> **Exercise directions**:
Return only the lines from the top of the data down to the one that holds "const leftXLabelPos = [0, 8.36, 14.44];", both included, without any pictures.

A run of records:

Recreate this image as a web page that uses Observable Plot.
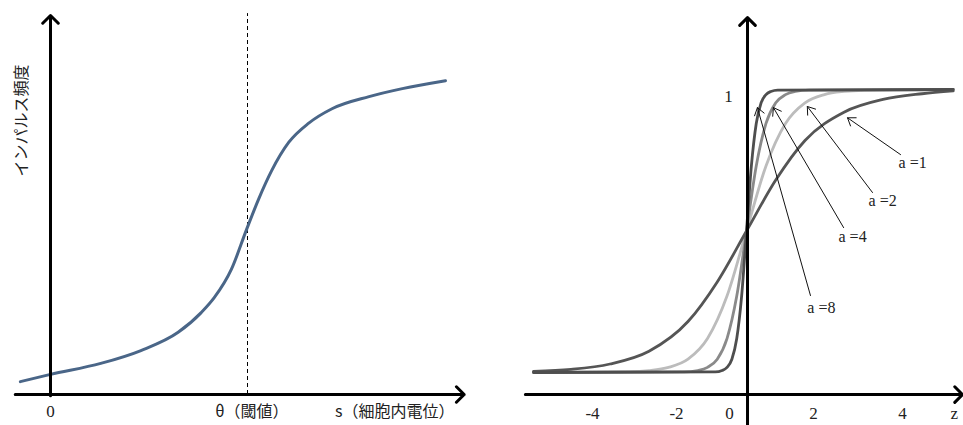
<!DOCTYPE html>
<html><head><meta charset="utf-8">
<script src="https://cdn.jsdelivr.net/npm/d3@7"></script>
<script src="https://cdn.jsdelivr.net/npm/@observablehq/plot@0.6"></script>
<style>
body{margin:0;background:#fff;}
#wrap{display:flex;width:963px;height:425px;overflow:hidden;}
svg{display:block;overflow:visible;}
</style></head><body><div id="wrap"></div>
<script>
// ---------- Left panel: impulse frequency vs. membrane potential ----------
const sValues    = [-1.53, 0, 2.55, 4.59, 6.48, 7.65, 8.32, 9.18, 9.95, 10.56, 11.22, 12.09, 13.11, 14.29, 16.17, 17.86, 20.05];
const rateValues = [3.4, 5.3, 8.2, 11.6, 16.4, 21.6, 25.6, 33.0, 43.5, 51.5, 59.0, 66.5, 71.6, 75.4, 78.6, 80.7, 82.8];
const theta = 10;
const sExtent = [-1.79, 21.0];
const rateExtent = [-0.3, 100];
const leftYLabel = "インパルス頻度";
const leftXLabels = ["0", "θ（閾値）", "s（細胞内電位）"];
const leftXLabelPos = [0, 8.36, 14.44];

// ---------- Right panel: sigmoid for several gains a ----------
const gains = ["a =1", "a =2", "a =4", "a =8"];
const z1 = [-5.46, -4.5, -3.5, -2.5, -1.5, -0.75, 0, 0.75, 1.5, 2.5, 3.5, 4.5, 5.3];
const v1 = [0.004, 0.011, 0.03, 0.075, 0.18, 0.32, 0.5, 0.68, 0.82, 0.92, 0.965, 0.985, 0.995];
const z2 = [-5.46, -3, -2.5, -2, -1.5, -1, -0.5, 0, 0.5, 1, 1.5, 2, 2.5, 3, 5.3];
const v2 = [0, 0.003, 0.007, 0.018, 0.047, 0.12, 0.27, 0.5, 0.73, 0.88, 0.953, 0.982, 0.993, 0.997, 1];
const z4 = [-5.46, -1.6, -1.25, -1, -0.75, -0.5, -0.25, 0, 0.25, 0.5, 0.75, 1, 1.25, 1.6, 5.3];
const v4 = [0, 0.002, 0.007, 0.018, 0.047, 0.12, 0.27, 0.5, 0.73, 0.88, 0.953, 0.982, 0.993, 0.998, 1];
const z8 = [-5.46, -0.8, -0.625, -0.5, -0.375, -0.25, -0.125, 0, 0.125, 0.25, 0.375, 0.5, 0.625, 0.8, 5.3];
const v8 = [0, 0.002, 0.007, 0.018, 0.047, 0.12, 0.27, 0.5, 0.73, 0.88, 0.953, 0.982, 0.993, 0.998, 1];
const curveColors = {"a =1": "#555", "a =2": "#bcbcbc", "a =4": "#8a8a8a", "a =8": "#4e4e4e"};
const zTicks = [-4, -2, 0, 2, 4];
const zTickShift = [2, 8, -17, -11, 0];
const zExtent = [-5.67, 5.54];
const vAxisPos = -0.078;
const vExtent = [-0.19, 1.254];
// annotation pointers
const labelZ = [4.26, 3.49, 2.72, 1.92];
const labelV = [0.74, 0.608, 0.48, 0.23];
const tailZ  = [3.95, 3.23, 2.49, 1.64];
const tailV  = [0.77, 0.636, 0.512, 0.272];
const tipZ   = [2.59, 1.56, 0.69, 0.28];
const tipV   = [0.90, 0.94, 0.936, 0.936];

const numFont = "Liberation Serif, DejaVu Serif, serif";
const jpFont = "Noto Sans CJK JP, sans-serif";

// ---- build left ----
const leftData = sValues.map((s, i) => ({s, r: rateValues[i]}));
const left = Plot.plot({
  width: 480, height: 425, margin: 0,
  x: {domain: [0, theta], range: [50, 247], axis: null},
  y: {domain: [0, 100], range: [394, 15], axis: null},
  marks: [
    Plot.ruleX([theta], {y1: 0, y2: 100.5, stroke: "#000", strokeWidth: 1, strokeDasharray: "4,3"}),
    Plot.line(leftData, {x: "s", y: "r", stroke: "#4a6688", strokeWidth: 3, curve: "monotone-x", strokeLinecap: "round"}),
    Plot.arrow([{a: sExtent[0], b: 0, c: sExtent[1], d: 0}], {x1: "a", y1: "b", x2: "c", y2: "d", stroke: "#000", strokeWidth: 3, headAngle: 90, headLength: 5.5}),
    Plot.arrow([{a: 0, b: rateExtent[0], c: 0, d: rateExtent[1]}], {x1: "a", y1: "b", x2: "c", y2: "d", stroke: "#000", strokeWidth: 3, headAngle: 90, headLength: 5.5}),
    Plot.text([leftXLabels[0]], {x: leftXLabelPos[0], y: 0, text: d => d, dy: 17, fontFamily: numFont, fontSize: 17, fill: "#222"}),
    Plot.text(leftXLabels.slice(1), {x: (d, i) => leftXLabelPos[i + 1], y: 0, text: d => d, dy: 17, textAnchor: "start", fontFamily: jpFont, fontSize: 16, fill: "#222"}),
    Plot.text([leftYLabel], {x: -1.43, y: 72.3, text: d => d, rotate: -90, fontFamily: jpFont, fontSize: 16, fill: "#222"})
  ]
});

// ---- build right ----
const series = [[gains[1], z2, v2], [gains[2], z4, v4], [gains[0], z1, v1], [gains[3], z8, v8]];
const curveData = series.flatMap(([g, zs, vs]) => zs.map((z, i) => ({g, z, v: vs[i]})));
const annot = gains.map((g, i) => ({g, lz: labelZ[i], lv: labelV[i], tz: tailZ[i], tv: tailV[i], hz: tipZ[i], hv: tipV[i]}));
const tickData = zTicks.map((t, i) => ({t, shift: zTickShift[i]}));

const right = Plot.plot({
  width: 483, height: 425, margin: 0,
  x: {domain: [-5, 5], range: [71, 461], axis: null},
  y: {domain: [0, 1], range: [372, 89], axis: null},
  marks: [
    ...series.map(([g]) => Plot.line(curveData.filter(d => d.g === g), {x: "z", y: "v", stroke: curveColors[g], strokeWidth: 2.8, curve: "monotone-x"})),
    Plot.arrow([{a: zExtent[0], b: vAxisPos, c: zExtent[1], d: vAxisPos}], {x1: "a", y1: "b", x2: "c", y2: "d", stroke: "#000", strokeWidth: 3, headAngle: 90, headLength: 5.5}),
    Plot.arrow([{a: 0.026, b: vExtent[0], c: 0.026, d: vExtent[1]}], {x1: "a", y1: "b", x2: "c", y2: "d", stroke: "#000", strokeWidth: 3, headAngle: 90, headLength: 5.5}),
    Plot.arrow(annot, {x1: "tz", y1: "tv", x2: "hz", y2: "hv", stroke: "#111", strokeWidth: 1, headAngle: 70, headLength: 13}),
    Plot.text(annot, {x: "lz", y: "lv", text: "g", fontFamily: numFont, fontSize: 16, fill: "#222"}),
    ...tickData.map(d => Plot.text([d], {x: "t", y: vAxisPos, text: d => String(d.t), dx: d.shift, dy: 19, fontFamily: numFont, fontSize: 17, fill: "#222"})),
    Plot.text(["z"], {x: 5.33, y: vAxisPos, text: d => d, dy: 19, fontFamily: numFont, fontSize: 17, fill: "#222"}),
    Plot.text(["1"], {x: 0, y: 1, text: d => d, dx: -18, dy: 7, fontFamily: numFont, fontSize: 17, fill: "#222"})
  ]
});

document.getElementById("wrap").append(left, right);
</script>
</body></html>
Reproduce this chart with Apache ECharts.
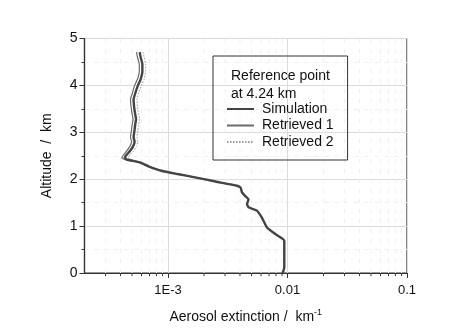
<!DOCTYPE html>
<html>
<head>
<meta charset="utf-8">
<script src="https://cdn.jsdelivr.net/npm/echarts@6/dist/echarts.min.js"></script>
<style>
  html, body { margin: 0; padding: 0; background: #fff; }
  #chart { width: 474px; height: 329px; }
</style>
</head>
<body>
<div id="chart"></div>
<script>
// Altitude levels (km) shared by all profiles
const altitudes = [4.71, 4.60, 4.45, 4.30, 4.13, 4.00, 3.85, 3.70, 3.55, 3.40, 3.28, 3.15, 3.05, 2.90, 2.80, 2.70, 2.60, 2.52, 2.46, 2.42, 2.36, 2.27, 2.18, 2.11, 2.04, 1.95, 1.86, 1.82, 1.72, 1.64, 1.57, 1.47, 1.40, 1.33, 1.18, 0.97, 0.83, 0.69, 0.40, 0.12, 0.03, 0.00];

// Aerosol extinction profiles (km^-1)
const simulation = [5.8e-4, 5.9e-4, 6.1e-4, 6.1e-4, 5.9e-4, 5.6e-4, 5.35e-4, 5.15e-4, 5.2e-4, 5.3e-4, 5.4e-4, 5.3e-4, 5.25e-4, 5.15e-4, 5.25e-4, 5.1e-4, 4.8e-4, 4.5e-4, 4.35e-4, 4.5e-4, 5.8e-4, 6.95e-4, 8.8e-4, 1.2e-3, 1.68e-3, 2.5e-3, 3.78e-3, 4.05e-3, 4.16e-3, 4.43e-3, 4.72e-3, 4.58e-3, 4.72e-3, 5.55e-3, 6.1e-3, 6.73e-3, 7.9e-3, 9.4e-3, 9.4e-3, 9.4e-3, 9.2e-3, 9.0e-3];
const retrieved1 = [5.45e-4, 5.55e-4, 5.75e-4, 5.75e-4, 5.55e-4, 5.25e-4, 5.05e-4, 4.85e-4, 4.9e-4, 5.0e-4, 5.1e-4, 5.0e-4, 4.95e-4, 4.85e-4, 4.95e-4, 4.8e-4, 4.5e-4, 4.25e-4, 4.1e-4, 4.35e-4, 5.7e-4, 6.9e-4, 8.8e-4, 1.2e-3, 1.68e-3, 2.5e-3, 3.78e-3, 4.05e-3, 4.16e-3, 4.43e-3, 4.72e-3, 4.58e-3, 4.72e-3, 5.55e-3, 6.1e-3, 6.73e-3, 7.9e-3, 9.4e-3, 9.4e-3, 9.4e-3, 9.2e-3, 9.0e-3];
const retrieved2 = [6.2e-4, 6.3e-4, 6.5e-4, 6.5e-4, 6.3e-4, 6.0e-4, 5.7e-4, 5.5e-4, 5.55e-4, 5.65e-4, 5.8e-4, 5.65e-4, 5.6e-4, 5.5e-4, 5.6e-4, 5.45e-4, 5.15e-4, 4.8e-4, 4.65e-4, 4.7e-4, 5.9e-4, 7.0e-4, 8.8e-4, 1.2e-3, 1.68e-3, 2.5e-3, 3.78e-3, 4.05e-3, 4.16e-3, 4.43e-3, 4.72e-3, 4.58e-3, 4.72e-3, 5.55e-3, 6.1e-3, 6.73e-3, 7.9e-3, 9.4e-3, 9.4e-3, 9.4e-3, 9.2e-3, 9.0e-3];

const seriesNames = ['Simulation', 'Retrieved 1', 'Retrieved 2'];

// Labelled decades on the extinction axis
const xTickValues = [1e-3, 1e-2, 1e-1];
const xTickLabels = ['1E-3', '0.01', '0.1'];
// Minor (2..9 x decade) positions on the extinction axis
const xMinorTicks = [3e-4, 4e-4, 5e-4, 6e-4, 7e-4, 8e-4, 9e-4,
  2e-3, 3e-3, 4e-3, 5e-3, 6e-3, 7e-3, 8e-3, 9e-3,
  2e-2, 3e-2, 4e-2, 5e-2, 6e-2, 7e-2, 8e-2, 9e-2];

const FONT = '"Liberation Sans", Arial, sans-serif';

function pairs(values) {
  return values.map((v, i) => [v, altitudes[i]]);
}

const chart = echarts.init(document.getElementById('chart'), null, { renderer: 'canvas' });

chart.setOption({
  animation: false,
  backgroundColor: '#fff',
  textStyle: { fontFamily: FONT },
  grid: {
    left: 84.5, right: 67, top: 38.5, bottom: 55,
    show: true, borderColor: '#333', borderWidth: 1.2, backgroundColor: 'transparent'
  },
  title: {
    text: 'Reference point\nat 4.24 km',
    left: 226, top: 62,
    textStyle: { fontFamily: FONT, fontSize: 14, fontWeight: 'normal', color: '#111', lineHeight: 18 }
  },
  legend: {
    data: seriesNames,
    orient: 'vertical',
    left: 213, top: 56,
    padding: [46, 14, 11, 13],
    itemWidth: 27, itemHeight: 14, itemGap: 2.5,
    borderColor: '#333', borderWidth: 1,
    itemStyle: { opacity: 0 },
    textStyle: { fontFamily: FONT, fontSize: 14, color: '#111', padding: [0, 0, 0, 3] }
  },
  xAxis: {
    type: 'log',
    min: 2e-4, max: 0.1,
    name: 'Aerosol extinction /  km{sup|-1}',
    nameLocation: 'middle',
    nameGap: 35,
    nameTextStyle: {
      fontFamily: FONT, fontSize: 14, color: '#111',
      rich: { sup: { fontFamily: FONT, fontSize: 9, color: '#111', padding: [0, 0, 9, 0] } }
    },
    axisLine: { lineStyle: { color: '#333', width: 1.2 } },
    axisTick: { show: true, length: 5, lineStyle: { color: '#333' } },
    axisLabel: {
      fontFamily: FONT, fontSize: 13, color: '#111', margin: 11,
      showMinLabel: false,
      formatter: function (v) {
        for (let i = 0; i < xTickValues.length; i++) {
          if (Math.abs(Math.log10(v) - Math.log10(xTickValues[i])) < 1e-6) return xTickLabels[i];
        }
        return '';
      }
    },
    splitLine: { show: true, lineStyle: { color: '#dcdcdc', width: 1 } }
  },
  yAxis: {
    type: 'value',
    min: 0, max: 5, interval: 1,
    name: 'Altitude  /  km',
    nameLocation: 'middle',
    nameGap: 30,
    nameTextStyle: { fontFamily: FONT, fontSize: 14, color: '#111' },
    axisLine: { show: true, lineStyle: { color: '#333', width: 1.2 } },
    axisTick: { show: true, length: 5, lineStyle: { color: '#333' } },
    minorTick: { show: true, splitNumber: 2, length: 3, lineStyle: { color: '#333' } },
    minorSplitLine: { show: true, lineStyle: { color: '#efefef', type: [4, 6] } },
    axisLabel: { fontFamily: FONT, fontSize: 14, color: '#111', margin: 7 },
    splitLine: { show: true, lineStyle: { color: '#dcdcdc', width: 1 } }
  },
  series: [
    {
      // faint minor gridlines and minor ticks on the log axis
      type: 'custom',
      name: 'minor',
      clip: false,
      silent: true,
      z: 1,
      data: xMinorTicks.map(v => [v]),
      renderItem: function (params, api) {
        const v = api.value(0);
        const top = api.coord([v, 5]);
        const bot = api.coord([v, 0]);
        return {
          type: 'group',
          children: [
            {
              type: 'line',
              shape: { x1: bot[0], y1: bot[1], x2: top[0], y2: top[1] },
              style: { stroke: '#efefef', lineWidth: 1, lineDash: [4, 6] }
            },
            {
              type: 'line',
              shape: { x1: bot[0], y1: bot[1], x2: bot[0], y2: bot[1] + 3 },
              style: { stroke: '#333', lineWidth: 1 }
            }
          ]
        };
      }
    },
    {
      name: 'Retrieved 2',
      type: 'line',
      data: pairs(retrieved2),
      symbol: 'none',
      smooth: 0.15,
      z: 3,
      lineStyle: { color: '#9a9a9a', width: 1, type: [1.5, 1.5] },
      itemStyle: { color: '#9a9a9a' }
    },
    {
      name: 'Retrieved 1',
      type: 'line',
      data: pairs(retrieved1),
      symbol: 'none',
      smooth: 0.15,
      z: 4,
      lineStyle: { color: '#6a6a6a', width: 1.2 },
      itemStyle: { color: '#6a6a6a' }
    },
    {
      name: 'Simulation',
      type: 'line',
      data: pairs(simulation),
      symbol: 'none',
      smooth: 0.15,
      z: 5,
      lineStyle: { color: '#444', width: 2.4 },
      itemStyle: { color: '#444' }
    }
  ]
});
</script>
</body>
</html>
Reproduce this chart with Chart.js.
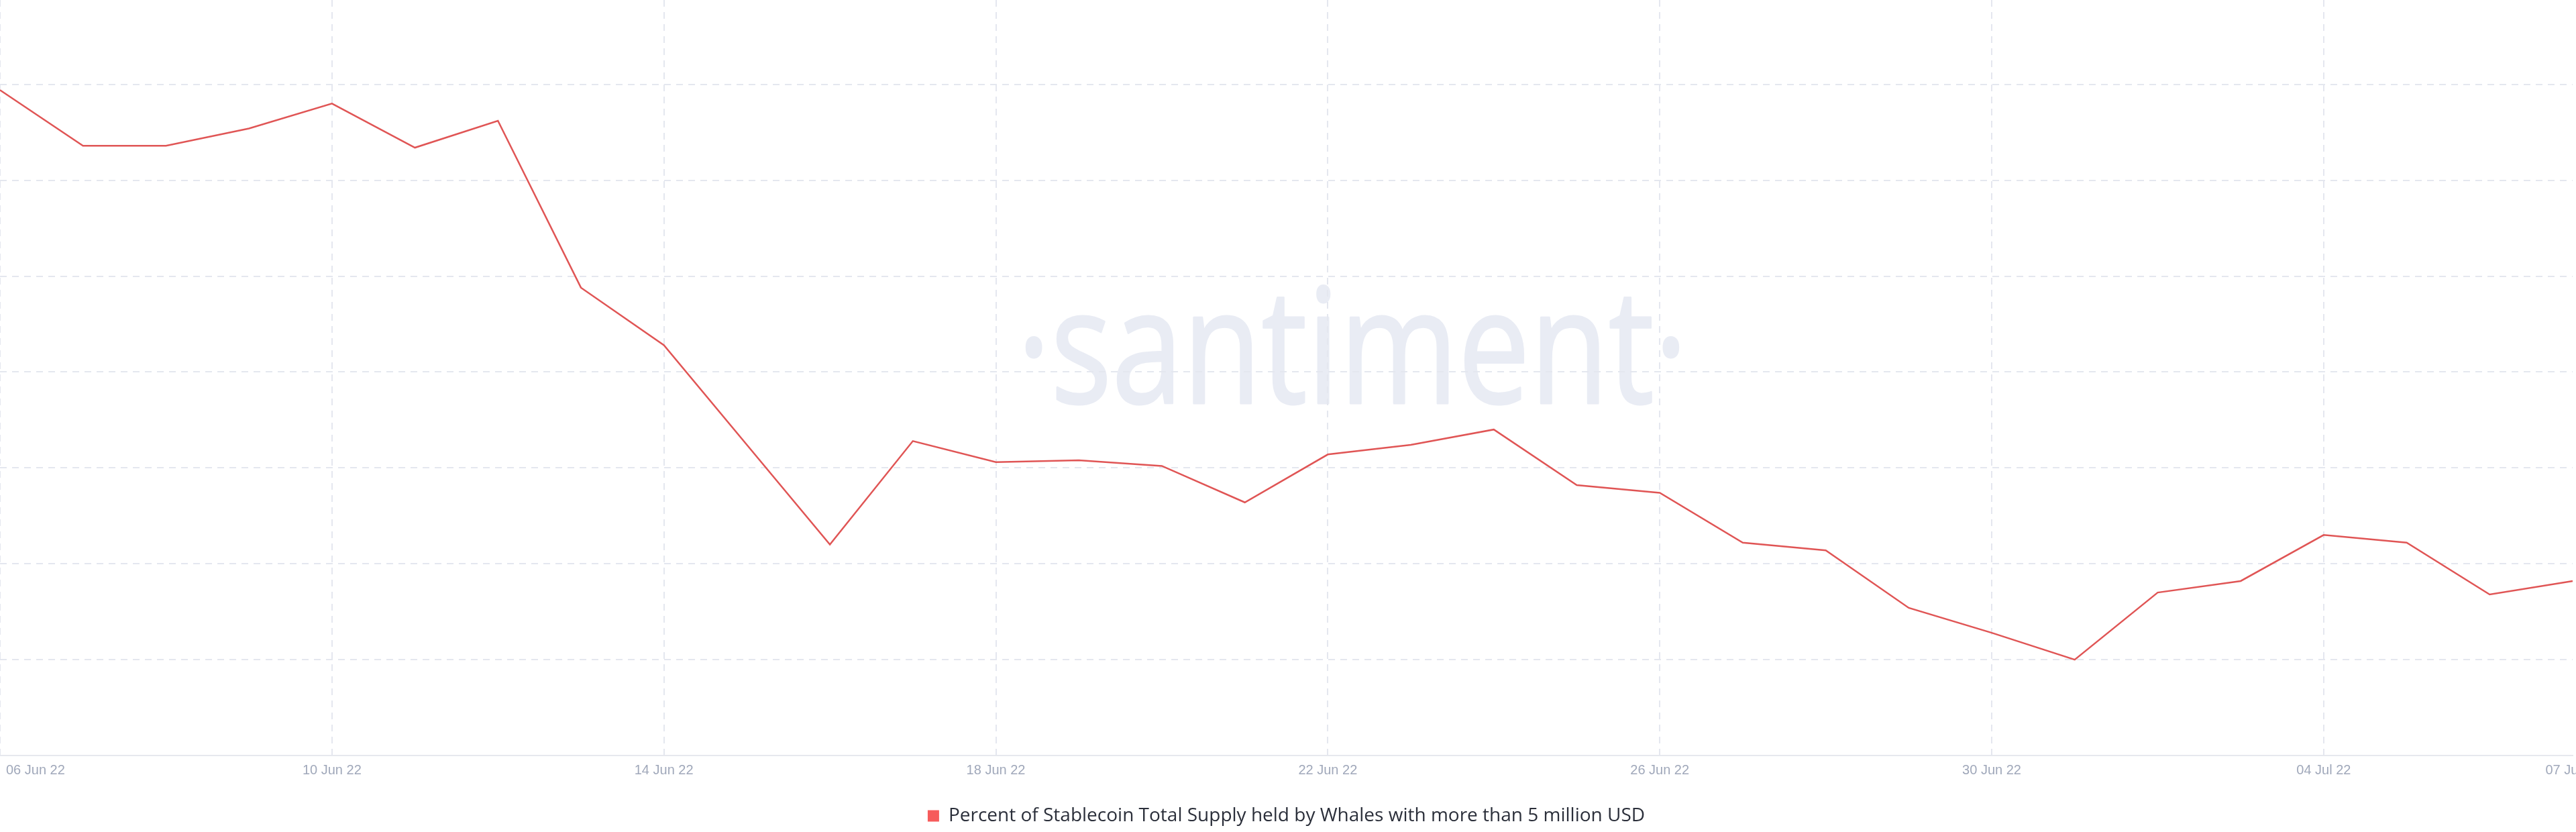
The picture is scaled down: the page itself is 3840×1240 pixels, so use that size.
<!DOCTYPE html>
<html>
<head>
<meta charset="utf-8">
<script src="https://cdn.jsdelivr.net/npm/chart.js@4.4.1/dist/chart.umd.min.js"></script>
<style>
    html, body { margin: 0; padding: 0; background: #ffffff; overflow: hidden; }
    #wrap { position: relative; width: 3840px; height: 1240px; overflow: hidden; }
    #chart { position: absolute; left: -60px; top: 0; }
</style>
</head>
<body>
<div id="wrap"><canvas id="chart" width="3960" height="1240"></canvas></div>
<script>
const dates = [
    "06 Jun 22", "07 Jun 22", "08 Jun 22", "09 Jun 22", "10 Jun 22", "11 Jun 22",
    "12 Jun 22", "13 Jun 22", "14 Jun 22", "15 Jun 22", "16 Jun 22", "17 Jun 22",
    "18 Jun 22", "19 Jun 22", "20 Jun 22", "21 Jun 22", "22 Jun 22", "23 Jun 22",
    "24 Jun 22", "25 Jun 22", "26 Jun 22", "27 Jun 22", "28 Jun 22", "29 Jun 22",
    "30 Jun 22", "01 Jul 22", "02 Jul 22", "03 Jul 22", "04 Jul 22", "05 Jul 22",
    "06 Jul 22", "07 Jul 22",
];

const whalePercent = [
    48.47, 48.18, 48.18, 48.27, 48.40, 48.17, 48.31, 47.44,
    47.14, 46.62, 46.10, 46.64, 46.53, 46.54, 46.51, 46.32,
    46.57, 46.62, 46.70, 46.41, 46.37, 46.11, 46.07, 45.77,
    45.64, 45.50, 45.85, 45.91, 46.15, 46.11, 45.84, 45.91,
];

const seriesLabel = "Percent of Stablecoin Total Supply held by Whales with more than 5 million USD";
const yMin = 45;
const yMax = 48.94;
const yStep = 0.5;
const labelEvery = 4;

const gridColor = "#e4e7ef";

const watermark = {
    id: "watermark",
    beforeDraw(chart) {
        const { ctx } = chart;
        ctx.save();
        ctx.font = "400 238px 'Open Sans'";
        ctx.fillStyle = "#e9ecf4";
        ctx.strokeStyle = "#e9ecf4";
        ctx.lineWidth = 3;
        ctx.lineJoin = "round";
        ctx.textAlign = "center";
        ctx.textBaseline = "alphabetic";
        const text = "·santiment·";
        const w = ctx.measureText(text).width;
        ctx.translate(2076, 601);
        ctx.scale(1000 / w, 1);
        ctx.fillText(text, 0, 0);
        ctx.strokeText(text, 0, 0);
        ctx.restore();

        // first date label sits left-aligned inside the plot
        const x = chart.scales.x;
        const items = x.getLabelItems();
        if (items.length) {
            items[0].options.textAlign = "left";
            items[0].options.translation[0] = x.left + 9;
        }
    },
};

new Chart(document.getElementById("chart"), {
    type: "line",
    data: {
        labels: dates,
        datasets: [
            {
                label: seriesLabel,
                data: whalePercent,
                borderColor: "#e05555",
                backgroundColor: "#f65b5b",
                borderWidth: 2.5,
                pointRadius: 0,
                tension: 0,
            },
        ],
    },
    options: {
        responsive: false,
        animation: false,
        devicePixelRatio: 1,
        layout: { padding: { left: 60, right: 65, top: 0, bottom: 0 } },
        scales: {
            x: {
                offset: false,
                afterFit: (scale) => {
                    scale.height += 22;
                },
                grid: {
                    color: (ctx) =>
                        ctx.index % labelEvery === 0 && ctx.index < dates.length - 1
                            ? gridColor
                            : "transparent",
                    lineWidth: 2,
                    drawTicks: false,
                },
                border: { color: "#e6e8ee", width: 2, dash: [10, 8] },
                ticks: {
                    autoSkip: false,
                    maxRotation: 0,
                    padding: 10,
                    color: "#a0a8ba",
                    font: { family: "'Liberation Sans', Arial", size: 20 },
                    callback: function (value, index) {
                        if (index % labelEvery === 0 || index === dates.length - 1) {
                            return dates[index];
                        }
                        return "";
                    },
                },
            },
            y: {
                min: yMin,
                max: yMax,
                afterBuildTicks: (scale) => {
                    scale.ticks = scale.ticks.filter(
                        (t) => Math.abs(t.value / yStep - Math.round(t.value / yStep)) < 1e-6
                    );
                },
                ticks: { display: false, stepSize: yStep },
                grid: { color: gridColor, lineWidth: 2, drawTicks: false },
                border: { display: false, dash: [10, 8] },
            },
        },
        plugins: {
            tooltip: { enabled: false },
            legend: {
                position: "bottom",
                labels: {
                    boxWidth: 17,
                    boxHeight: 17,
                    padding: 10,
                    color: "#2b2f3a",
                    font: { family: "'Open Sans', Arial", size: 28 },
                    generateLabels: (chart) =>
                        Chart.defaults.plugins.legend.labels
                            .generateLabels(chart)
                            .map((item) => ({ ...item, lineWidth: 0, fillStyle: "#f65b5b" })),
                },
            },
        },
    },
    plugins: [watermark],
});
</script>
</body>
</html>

> **Response**:
Recreate this image as a web page that uses Observable Plot.
<!DOCTYPE html>
<html><head><meta charset="utf-8">
<script src="https://cdn.jsdelivr.net/npm/d3@7"></script>
<script src="https://cdn.jsdelivr.net/npm/@observablehq/plot@0.6"></script>
<style>
body{margin:0;background:#fff;}
#wrap{display:flex;width:963px;height:425px;overflow:hidden;}
svg{display:block;overflow:visible;}
</style></head><body><div id="wrap"></div>
<script>
// ---------- Left panel: impulse frequency vs. membrane potential ----------
const sValues    = [-1.53, 0, 2.55, 4.59, 6.48, 7.65, 8.32, 9.18, 9.95, 10.56, 11.22, 12.09, 13.11, 14.29, 16.17, 17.86, 20.05];
const rateValues = [3.4, 5.3, 8.2, 11.6, 16.4, 21.6, 25.6, 33.0, 43.5, 51.5, 59.0, 66.5, 71.6, 75.4, 78.6, 80.7, 82.8];
const theta = 10;
const sExtent = [-1.79, 21.0];
const rateExtent = [-0.3, 100];
const leftYLabel = "インパルス頻度";
const leftXLabels = ["0", "θ（閾値）", "s（細胞内電位）"];
const leftXLabelPos = [0, 8.36, 14.44];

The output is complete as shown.